From Dental Tools to Pry Bars...
When it comes to reselling commercial restaurant equipment, we have seen some stuff. And when I stay “stuff,” I mean icky, gunky, gooey stuff that can make a person rethink their food choices—or at least should.
Don't get me wrong. We get a lot of nice, gently used, well-taken care of equipment, all of which needs at least a basic cleaning. But once in awhile, we procure a unit that requires every tool in our arsenal, and some that aren't, to bring out its charm. For example, this little unit:
Griddles are the work horses of any kitchen and as such, retain more remnants of their day to day grind. This one more than most. Without benefit of before pictures, I can assure you that we cleaned the entire evolution of grease, from sticky, gummy film to hard, black char, before we could consider listing it for sale.
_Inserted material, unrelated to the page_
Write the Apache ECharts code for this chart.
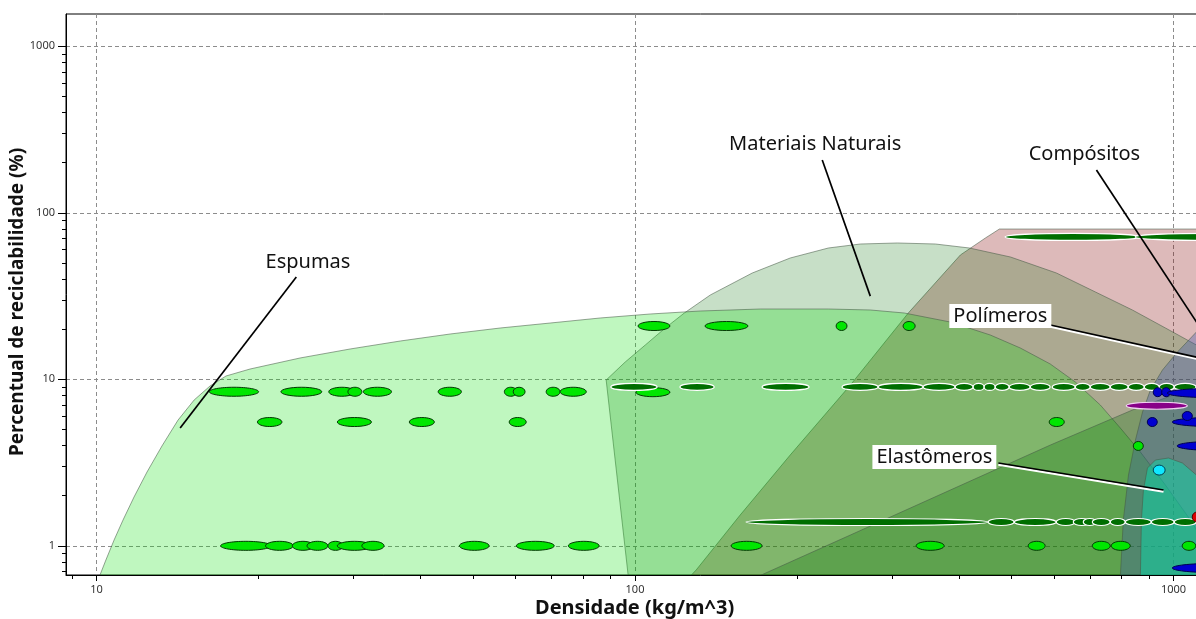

Disclaimer--I do not like to scrub! Although minimal scrubbing is necessary no matter what, I will spray, hammer, dig, scrape, and pick grime from a surface before I will scrub at it incessantly. If what I am using doesn't show considerable progress in the first pass, I am off to another solution. Initially I start attacking grime with a sharp razor scraper, depending on how scratchable the surface. Dental tools are next for crevices and around bolts or screws (I honestly don't know how I got through life without a set). Once the surface is clear of build-up, then a scrubby pad and hot, soapy water usually take care of the rest. However, this little honey had an additional surprise!
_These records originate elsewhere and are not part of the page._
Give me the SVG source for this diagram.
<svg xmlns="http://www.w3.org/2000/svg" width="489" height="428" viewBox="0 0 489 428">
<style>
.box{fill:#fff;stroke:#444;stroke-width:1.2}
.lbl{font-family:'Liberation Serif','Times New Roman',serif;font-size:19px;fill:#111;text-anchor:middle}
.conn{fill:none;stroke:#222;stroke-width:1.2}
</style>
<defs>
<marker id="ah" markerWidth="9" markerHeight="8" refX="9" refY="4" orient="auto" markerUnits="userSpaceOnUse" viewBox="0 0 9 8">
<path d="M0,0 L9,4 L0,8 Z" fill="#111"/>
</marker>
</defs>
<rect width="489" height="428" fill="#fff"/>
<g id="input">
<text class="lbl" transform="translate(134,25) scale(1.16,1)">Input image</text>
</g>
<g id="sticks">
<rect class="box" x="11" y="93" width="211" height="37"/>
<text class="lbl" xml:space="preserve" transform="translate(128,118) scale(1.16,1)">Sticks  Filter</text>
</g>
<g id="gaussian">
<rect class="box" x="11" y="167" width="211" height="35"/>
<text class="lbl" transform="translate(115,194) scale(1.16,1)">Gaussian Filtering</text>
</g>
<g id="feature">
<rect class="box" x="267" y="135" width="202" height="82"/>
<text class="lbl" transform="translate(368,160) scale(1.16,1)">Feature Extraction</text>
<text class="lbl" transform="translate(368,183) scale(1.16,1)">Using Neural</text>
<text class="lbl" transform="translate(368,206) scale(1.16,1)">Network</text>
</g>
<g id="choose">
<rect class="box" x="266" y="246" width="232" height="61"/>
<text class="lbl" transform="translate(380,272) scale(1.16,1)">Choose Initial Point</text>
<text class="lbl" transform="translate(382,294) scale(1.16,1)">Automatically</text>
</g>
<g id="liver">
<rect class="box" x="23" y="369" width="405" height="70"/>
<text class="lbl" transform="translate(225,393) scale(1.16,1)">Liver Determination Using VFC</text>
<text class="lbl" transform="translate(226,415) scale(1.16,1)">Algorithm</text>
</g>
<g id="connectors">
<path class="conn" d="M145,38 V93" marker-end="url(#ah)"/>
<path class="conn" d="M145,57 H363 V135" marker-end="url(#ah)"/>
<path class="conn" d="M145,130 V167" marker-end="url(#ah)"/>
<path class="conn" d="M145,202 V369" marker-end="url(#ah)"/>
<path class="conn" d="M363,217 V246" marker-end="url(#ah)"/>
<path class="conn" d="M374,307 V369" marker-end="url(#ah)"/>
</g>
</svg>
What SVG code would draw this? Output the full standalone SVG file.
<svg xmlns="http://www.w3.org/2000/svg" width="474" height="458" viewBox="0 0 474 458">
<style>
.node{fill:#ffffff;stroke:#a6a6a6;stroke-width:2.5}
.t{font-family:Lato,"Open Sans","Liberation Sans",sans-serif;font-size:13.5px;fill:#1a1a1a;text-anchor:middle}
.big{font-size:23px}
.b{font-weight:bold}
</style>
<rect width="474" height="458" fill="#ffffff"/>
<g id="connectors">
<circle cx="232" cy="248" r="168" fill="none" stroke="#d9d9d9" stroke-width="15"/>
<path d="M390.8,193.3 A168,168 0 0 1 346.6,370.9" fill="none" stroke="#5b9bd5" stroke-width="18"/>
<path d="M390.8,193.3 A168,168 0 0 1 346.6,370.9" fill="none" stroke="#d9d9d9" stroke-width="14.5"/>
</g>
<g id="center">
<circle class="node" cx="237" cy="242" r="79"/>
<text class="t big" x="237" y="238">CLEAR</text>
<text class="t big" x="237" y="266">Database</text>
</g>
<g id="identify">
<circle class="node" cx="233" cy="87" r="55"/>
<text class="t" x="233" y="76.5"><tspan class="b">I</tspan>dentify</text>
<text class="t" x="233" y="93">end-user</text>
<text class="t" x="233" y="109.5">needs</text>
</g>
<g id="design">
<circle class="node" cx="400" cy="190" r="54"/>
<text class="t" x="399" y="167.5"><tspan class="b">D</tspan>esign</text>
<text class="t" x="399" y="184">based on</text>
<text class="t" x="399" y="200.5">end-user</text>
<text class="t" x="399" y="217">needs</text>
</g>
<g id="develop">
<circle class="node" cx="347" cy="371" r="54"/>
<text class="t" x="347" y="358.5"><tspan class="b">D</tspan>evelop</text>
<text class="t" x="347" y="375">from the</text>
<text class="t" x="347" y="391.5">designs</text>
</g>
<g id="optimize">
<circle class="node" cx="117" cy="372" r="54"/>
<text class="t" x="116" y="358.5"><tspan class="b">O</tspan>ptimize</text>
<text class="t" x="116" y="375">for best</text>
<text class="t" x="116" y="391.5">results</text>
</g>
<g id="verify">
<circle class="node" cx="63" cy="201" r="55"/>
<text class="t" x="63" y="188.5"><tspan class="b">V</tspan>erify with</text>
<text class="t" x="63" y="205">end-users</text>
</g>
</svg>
Hidden in the back of it's trough was about two inches of compact grill cleanings which prevented it from closing. Not only did it obstruct the trough, it was basically impossible to reach at a 30 inch depth with about a 5 in opening. Even while using knives, wire, and rebar to break up the mass (we were getting creative), we ran into another issue of removing what little we were able to dislodge.
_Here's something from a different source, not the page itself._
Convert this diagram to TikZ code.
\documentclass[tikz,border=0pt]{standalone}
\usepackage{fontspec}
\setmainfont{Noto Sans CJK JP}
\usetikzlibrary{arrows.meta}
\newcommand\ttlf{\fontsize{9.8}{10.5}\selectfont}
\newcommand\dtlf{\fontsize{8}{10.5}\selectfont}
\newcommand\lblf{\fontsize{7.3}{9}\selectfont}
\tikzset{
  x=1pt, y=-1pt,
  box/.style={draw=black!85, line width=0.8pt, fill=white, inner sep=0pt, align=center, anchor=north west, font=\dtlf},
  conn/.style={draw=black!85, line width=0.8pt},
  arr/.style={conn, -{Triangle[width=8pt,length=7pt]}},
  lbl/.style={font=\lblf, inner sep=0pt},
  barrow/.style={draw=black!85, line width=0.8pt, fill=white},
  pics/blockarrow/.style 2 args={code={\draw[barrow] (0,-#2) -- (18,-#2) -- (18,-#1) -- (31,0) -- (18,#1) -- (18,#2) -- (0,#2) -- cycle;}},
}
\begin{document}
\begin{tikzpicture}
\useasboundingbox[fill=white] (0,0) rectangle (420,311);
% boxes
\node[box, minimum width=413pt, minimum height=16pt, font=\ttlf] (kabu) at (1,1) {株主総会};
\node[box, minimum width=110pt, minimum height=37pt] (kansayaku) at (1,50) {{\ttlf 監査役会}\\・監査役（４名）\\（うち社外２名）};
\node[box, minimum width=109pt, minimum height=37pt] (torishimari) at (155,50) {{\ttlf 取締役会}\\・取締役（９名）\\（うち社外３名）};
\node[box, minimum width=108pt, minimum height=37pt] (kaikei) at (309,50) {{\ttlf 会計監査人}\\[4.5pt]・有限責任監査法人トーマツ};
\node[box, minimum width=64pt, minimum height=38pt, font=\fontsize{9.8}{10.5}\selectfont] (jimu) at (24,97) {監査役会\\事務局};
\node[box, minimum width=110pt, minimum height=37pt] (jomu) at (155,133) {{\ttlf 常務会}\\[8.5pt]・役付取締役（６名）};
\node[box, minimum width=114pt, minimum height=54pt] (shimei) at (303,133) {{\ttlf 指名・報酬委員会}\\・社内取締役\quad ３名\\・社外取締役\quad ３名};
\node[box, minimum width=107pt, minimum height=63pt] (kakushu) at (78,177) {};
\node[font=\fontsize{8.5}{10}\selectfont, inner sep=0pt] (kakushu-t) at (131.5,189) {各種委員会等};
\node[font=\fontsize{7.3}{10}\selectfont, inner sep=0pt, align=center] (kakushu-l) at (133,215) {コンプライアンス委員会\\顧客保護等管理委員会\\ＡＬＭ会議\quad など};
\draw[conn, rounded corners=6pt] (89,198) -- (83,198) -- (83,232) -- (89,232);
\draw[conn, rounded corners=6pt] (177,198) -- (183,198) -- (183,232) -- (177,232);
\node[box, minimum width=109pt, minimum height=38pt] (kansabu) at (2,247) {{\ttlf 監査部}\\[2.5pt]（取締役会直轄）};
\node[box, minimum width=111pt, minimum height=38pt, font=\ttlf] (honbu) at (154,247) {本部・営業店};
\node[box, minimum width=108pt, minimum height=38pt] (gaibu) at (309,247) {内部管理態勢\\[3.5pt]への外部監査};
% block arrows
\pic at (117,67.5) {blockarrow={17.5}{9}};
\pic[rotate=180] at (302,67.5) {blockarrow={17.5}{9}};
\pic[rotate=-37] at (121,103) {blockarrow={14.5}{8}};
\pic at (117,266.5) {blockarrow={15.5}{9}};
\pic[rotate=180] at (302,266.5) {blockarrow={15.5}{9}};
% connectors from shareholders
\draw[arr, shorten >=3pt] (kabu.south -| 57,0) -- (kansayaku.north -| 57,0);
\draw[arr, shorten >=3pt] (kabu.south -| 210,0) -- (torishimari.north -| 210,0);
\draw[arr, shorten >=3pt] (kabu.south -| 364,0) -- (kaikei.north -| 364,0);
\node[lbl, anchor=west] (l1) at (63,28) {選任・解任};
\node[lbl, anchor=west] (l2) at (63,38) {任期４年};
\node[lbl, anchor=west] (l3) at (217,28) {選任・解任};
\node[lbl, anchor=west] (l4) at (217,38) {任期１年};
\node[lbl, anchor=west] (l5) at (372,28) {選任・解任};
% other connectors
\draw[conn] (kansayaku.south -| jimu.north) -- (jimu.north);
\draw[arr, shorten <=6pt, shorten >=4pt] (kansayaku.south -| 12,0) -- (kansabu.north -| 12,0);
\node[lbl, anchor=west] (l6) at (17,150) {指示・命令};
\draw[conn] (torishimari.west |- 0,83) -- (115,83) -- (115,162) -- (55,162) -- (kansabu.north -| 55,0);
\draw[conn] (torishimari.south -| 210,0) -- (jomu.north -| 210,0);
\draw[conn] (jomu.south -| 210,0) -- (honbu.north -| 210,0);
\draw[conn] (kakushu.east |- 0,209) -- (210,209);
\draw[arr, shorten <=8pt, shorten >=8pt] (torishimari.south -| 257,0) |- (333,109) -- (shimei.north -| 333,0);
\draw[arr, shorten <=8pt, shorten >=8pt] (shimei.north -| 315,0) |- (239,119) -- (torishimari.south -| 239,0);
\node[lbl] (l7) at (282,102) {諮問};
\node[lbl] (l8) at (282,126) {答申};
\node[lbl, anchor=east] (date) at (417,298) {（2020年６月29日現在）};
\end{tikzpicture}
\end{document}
For a day and a half I scraped my knuckles and forearms raw from reaching and prodding with little progress to show. The problem was I didn't have a strong enough tool with a long enough reach to accomplish both issues. Challenge accepted!
I made a trip to the hardware store and come back with a set of pry bars, the longest of which was 25 inches. With a hammer and the 25” bar, I was finally able to bust up the cemented brick in the back and clear out the debris.
With a quick polish and photo shoot, the little ugly duckling turned swan was out the door in a matter of days. Thankfully, I have not had to break out the pry bars again, yet, but there is always satisfaction in taking a “YIKES!” and turning it into a “YESSS!!”